How to Choose the Best Backup System for Your Company

Choosing a backup system is no longer a small technical decision—it is a strategic one. Business continuity, protection against cyberattacks, regulatory compliance, and the ability to recover from incidents all depend on the solution you choose today. In a context where ransomware continues to grow and companies handle increasing volumes of data, having a solid backup system is no longer optional: it is essential. In this complete guide, you’ll learn how to choose the best backup system for your company, what criteria to evaluate, and which mistakes to avoid.

Understand Your Company’s Needs

Not all companies share the same priorities. Before selecting a backup solution, define what you want to protect, how often you need to back up, and how long you can afford to be offline. To do this, identify three key concepts: RTO (maximum recovery time), RPO (maximum amount of data you can lose), and critical business data. These parameters will form the foundation for choosing a system that truly fits your operations.

Evaluate the Types of Backups Available

There are different backup methods, each with advantages depending on the use case. Full backups protect all data but require more storage and time. Incremental backups save only the changes since the last backup, making them fast and efficient. Differential backups store changes since the last full backup, offering a balance between speed and security. The best backup solutions offer a combination of these methods to ensure flexibility according to the type and criticality of your data.

Local Backup vs Cloud Backup

Companies can choose local backup, cloud backup, or a hybrid approach. Local backup offers full control, immediate access, and fast recovery, but it depends on physical hardware that can fail or suffer disasters. Cloud backup offers off-site copies, virtually unlimited scalability, and protection against physical incidents. Most organizations today choose a hybrid model because it combines fast restoration with maximum redundancy and security.

Security and Encryption: Critical Factors

A good backup system must include encryption both in transit and at rest. It should also support multi-factor authentication, permission management, and detailed auditing. Many companies make the mistake of thinking of backup only as storage, when it is actually a critical component of cybersecurity—especially against ransomware.

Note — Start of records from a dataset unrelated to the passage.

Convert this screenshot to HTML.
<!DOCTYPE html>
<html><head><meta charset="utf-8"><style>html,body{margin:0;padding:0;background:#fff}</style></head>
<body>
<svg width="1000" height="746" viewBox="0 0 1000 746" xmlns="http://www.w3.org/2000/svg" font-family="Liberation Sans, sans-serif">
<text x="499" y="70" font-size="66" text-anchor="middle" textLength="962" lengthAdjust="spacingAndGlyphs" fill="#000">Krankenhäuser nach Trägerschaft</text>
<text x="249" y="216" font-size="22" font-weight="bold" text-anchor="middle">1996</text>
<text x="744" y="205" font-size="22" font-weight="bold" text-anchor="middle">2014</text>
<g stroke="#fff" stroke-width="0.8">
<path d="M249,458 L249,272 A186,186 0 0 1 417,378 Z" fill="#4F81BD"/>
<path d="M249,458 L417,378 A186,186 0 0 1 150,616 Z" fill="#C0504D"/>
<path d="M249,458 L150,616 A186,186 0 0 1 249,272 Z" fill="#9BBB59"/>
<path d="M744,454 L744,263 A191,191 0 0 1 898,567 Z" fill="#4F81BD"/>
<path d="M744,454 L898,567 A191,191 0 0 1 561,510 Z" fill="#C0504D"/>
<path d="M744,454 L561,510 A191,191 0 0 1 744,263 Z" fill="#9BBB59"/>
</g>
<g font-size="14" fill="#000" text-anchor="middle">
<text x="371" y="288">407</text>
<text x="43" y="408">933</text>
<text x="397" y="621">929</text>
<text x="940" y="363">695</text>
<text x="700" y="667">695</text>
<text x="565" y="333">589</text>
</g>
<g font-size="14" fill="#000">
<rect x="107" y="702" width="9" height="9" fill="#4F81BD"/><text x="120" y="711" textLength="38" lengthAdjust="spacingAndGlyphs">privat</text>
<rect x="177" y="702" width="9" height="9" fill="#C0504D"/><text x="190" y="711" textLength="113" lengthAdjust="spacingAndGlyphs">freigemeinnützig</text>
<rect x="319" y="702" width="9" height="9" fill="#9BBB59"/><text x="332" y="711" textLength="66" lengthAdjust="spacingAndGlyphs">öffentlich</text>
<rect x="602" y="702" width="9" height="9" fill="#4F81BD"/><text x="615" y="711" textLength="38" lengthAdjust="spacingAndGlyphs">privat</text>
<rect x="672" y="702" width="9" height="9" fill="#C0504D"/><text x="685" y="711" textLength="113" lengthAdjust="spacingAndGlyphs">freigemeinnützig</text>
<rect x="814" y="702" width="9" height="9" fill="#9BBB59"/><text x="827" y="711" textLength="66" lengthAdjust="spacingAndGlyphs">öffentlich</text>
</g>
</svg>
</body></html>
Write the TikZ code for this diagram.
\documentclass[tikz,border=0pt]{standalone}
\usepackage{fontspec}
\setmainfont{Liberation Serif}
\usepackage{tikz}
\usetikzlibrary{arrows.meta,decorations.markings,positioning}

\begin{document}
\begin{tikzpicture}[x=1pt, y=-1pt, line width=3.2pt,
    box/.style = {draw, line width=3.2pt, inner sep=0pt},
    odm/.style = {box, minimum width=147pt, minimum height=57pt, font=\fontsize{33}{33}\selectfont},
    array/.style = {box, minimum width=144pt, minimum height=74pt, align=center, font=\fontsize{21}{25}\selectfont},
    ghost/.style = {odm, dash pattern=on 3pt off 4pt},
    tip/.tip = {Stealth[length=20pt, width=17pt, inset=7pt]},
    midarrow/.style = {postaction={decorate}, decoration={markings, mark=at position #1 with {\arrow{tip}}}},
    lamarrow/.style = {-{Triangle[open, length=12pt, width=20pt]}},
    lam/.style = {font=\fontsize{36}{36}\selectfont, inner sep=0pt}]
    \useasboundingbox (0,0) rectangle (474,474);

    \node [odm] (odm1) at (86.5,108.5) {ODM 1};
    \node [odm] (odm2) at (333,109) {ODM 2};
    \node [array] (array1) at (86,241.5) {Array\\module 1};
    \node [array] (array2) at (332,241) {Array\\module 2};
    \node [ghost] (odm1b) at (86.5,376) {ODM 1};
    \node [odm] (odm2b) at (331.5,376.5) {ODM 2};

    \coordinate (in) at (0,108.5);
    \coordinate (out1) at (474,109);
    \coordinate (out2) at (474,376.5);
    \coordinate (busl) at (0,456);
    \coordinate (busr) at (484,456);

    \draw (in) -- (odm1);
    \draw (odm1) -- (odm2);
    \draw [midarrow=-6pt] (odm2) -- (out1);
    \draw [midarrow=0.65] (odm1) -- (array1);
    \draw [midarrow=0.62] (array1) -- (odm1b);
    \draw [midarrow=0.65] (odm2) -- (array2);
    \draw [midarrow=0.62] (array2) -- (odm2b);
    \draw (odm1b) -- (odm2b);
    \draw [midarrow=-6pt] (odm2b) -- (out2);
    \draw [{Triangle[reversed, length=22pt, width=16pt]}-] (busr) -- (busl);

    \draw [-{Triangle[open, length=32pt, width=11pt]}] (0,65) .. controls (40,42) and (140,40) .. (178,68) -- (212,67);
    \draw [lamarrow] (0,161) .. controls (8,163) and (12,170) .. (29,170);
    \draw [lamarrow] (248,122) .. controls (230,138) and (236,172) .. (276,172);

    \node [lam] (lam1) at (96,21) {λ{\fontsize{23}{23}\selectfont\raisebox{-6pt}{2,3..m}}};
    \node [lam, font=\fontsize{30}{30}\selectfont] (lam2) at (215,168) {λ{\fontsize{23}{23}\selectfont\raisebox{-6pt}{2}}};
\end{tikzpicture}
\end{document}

Compatibility With Your Infrastructure

Before selecting a system, check whether it is compatible with your servers, databases, virtual machines, cloud services, and business applications. Top backup solutions—such as Acronis, BDRSuite Backup & Replication, Veeam, or Microsoft-based tools—allow you to unify all backups in a single platform, avoiding disconnected systems or manual processes.

Automation and Retention Policies

Automation is essential: backups must run without human intervention. Retention policies define how long each copy is stored, how many versions to keep, and how data is purged over time. This prevents storage saturation and ensures you always have versions available to roll back in case of corruption, human error, or attacks.

Recovery Speed and Business Continuity

The real value of a backup lies not in storing data but in recovering it quickly. A solid backup system must offer granular restoration, full machine recovery, cloud failover in case of disaster, and automatic integrity checks. The goal is to ensure your company can continue operating even during critical incidents.

Scalability and Real Costs

As your company grows, your backup system must grow with it. Evaluate scalability, additional storage costs, and potential transfer or licensing fees. A solution that seems inexpensive today may become costly later if it isn’t built to scale. Modern companies prefer tools that allow one-click storage expansion, easy server additions, and multi-site support.

Technical Support and Ease of Use

A backup system must be intuitive and easy for your team to use. Support quality is key: a backup issue is never a minor issue. Check whether the provider offers 24/7 support, clear documentation, and fast response times.

Common Mistakes When Choosing a Backup System

Many companies select backup systems without testing recovery procedures, without periodic verification, or with poorly defined retention policies. Another common mistake is relying on a single backup method or keeping all copies in one location. Underestimating data growth is also frequent and leads to system saturation or unexpected costs.

Conclusion

Choosing the best backup system for your company means analyzing your needs, understanding your risks, and selecting a technology that can grow with you. The key is ensuring security, recovery speed, automation, and scalability. With the right solution, your company can prevent costly data loss, remain operational during incidents, and ensure long-term business continuity.